** Start STORED DATA **

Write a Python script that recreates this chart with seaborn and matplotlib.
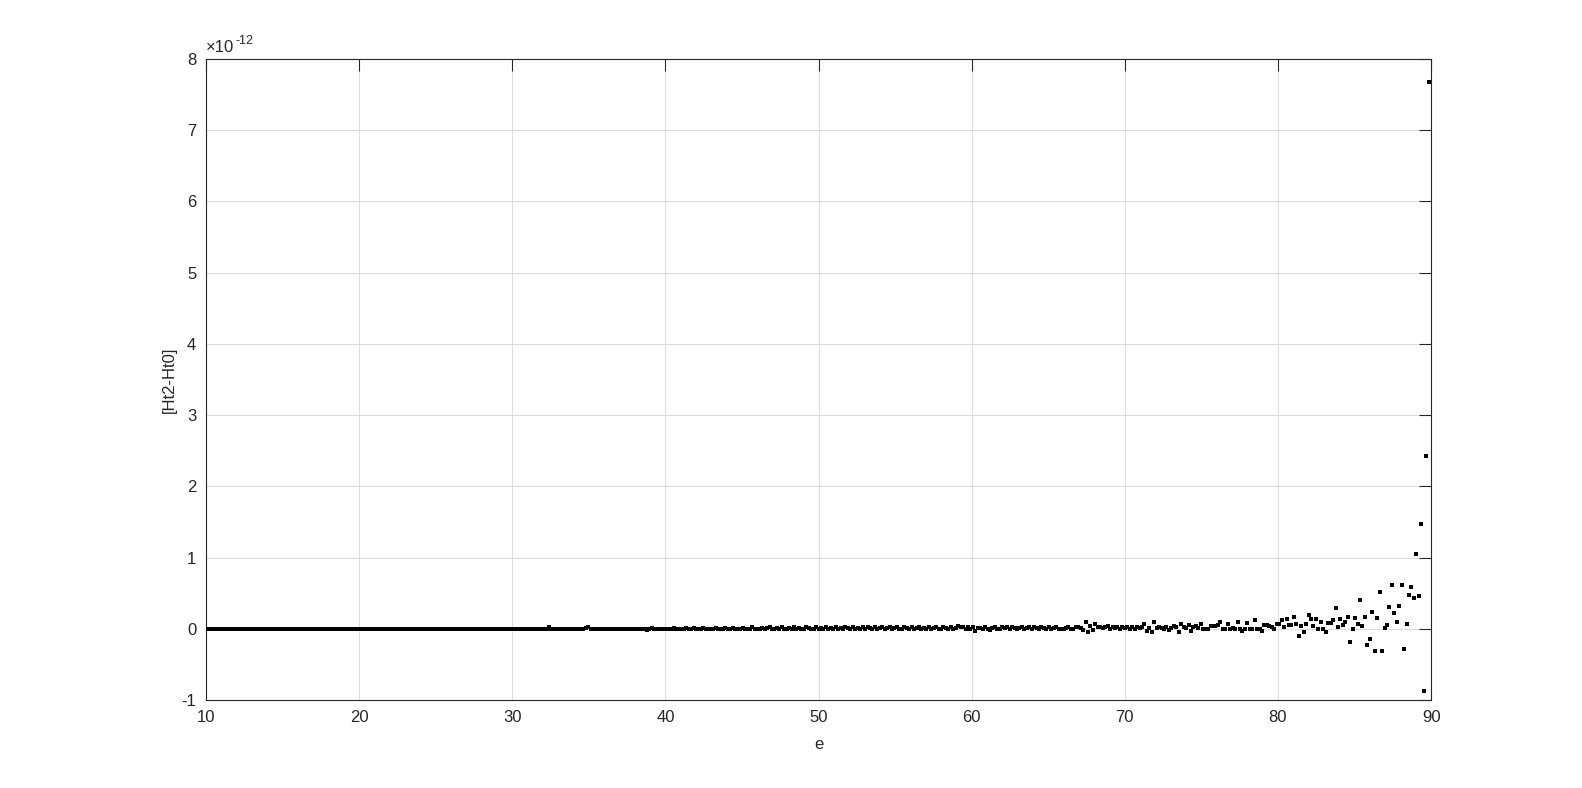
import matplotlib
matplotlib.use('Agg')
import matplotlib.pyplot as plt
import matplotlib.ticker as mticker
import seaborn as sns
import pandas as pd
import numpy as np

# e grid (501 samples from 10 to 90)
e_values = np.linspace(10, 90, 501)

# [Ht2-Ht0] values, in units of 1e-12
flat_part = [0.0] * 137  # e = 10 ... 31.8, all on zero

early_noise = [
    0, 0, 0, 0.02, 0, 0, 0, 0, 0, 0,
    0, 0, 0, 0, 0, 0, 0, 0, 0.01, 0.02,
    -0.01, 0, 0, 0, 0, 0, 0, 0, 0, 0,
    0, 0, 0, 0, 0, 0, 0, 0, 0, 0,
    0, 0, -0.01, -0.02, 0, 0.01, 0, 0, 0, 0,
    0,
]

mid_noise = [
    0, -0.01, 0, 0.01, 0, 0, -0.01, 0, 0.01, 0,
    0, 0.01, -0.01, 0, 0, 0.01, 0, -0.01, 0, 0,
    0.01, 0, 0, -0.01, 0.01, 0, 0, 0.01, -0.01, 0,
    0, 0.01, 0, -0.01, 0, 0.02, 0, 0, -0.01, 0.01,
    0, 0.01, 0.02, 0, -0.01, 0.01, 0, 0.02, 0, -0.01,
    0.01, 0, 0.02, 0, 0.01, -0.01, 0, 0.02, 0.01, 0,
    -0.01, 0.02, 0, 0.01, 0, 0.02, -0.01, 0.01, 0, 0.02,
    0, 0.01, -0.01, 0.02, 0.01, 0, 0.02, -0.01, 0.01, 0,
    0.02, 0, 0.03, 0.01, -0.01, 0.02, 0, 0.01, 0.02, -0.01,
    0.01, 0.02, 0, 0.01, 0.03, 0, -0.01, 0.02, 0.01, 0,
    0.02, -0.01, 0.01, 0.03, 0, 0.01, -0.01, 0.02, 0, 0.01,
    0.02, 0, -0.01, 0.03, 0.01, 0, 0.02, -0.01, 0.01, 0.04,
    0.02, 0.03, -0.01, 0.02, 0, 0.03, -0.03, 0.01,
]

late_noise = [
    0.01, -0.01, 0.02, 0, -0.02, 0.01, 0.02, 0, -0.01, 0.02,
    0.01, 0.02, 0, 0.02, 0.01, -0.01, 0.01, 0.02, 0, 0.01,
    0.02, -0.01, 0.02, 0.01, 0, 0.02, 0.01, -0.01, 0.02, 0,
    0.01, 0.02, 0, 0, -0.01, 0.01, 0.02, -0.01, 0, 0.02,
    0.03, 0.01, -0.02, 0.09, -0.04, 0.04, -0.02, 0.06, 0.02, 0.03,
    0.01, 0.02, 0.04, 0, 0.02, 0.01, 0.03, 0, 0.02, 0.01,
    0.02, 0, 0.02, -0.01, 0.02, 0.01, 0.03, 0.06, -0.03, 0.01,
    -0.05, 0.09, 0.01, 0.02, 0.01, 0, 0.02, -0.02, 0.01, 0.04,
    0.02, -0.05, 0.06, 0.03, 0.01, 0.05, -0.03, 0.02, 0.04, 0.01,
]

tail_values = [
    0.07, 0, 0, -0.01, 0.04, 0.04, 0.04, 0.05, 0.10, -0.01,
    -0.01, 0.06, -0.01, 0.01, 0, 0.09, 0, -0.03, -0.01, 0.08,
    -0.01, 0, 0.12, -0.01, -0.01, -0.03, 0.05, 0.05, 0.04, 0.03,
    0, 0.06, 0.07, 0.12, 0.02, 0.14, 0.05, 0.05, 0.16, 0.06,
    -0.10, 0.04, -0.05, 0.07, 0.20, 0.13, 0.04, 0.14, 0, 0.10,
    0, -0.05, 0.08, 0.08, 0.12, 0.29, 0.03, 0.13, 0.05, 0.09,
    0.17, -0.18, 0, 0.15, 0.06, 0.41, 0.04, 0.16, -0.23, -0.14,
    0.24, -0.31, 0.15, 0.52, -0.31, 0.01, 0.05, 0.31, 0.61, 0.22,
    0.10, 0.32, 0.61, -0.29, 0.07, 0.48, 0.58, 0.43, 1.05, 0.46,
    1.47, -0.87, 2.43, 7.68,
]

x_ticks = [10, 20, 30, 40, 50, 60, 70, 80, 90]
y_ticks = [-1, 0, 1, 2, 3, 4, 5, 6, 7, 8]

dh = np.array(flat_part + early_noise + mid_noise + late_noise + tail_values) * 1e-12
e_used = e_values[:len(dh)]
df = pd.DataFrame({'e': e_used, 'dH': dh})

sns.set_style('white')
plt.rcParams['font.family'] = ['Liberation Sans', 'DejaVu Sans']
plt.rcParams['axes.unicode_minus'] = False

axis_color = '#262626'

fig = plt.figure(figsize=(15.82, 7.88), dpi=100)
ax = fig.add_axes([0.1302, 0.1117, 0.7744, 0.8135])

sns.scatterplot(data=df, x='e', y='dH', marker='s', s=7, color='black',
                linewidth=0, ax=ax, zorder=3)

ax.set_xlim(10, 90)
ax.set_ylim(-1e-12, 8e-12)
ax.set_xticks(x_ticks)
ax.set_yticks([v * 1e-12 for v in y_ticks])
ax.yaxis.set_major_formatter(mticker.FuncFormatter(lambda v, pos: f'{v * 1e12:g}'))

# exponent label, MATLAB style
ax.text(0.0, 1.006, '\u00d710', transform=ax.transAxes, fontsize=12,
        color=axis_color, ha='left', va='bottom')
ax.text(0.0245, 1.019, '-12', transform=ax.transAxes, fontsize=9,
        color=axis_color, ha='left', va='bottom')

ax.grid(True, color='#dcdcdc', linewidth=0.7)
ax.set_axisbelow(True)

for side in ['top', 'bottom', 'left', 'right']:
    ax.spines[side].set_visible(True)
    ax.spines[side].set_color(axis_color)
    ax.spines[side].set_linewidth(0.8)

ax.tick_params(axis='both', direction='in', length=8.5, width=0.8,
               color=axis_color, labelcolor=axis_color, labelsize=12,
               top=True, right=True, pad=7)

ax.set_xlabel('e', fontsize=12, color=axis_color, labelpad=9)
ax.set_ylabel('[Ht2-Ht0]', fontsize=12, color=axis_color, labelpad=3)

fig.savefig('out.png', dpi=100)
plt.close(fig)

** End STORED DATA **

Leave out the pictures and restate, word for word, the lines from the top of the data through the line containing "flat_part = [0.0]", both included.

Write a Python script that recreates this chart with seaborn and matplotlib.
import matplotlib
matplotlib.use('Agg')
import matplotlib.pyplot as plt
import matplotlib.ticker as mticker
import seaborn as sns
import pandas as pd
import numpy as np

# e grid (501 samples from 10 to 90)
e_values = np.linspace(10, 90, 501)

# [Ht2-Ht0] values, in units of 1e-12
flat_part = [0.0] * 137  # e = 10 ... 31.8, all on zero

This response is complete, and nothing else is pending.